Wir lernen auch schon recht früh einige der neuen Castmitglieder kennen. Der Ersteindruck ist ein deutlich sympathischer, aber ein finales Urteil kann nach drei Folgen natürlich noch nicht getroffen werden. Was den Auftritt bereits bekannter Figuren betrifft, so hüllen wir uns noch in Schweigen, um auch ja nichts zu verraten. Wir können jedoch sagen, dass die neue Serie stärker mit Das nächste Jahrhundert verknüpft ist, als man im Vorfeld denken könnte.
Fazit
Wie gut einem die Serie am Ende gefällt, hängt sicher von den eigenen Erwartungen ab. Wer Star Trek - Discovery und diesen eher actionorientierten Ansatz mag, der könnte seine Probleme mit Star Trek - Picard haben. Es gibt zwar auch hier Action, aber die Erzählweise ist deutlich ruhiger und mehr auf Dialoge fokussiert, ganz ähnlich so, wie man es von früher kennt. Auch der Humor kommt nicht zu kurz, mehrmals mussten wir lachen und schmunzeln.
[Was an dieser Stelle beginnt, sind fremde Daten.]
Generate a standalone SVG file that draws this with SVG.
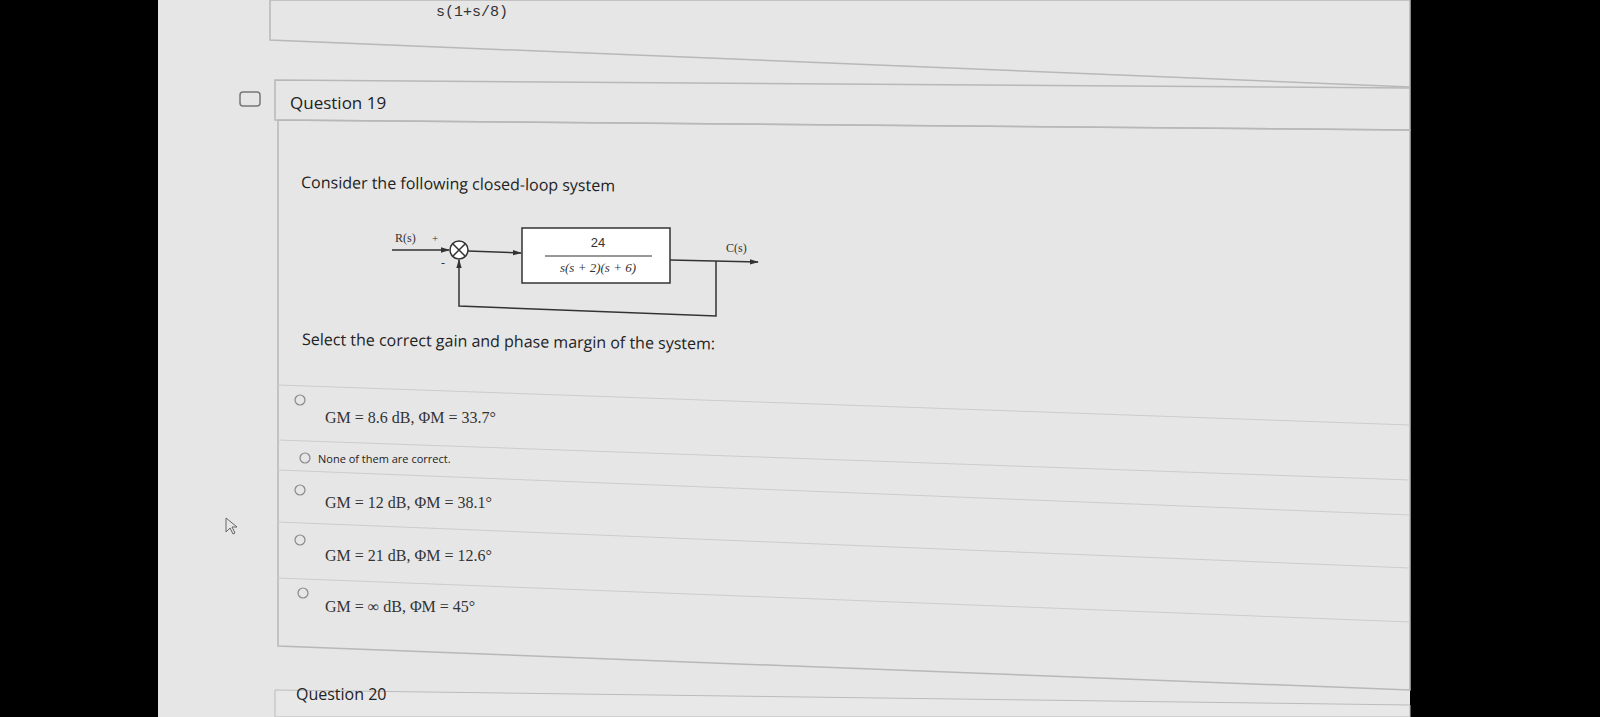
<svg xmlns="http://www.w3.org/2000/svg" width="1600" height="717" viewBox="0 0 1600 717">
<style>
.t{font-family:"Open Sans","Liberation Sans",sans-serif;fill:#222}
.m{font-family:"Liberation Serif",serif;fill:#333}
.ln{stroke:#333;stroke-width:1.5;fill:none}
.rad{fill:none;stroke:#888;stroke-width:1.2}
.pn{fill:none;stroke:#b8b8b8;stroke-width:1.5}
</style>
<defs><marker id="a" viewBox="0 0 10 10" refX="9" refY="5" markerWidth="6" markerHeight="6" orient="auto"><path d="M0,2 L10,5 L0,8 z" fill="#333"/></marker></defs>
<rect width="1600" height="717" fill="#000"/>
<polygon points="158,0 1410,0 1410,717 158,717" fill="#e6e6e6"/>
<g id="panels">
<polygon class="pn" points="270,0 1410,0 1410,87 270,40" fill="#ececec"/>
<polygon class="pn" points="275,80 1410,88 1410,130 275,120" fill="#e2e2e2"/>
<polygon class="pn" points="278,120 1410,130 1410,690 278,646" fill="#efefef"/>
</g>
<text x="436" y="16" style="font-family:'Liberation Mono',monospace;fill:#333" font-size="15">s(1+s/8)</text>
<rect x="240" y="92" width="20" height="14" rx="3" fill="none" stroke="#777" stroke-width="1.5"/>
<text class="t" x="290" y="109" font-size="17">Question 19</text>
<text class="t" x="301" y="188" font-size="16" transform="rotate(0.6 301 188)">Consider the following closed-loop system</text>
<g id="diagram">
<text class="m" x="395" y="242" font-size="12">R(s)</text>
<text class="m" x="432" y="242" font-size="11">+</text>
<text class="m" x="441" y="267" font-size="12">-</text>
<g id="sum"><circle cx="459" cy="250" r="9" fill="#fff" stroke="#333" stroke-width="1.5"/><path class="ln" d="M453,244 L465,256 M465,244 L453,256"/></g>
<g id="block"><rect x="522" y="228" width="148" height="55" fill="#fff" stroke="#333" stroke-width="1.5"/>
<text x="598" y="247" font-size="13" text-anchor="middle" font-family="Liberation Sans" fill="#333">24</text>
<line x1="545" y1="256" x2="652" y2="256" stroke="#333"/>
<text class="m" x="598" y="272" font-size="13" text-anchor="middle" font-style="italic">s(s + 2)(s + 6)</text></g>
<text class="m" x="726" y="252" font-size="12">C(s)</text>
<g id="connectors">
<line class="ln" x1="392" y1="250" x2="449" y2="250" marker-end="url(#a)"/>
<line class="ln" x1="468" y1="251" x2="521" y2="253" marker-end="url(#a)"/>
<line class="ln" x1="670" y1="260" x2="758" y2="262" marker-end="url(#a)"/>
<polyline class="ln" points="716,261 716,316 459,306 459,260" marker-end="url(#a)"/>
</g>
</g>
<text class="t" x="302" y="345" font-size="16" transform="rotate(0.6 302 345)">Select the correct gain and phase margin of the system:</text>
<g id="options">
<line x1="278" y1="385" x2="1410" y2="425" stroke="#ccc"/>
<circle class="rad" cx="300" cy="400" r="5"/>
<text class="m" x="325" y="423" font-size="16">GM = 8.6 dB, ΦM = 33.7°</text>
<line x1="278" y1="440" x2="1410" y2="480" stroke="#ccc"/>
<circle class="rad" cx="305" cy="458" r="5"/>
<text class="t" x="318" y="463" font-size="11">None of them are correct.</text>
<line x1="278" y1="470" x2="1410" y2="515" stroke="#ccc"/>
<circle class="rad" cx="300" cy="490" r="5"/>
<text class="m" x="325" y="508" font-size="16">GM = 12 dB, ΦM = 38.1°</text>
<line x1="278" y1="522" x2="1410" y2="568" stroke="#ccc"/>
<circle class="rad" cx="300" cy="540" r="5"/>
<text class="m" x="325" y="561" font-size="16">GM = 21 dB, ΦM = 12.6°</text>
<line x1="278" y1="578" x2="1410" y2="622" stroke="#ccc"/>
<circle class="rad" cx="303" cy="593" r="5"/>
<text class="m" x="325" y="612" font-size="16">GM = ∞ dB, ΦM = 45°</text>
</g>
<polygon points="275,690 1410,705 1410,717 275,717" fill="#e8e8e8" stroke="#bbb"/>
<text class="t" x="296" y="700" font-size="16">Question 20</text>
<path d="M226,518 l0,14 l4,-4 l3,6 l2,-1 l-3,-6 l5,0 z" fill="none" stroke="#666"/>
</svg>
Wer aber die alten Star Trek-Serien mochte und immer schon wissen wollte, wie so eine Serie im Jahr 2020 aussehen würde, der wird viel Freude an Star Trek - Picard haben. Gleich mehrmals brannte im Kino während aller drei Folgen lauter Applaus auf.
Für uns jedenfalls können die weiteren Folgen gar nicht früh genug kommen und wir freuen uns drauf. Make it so!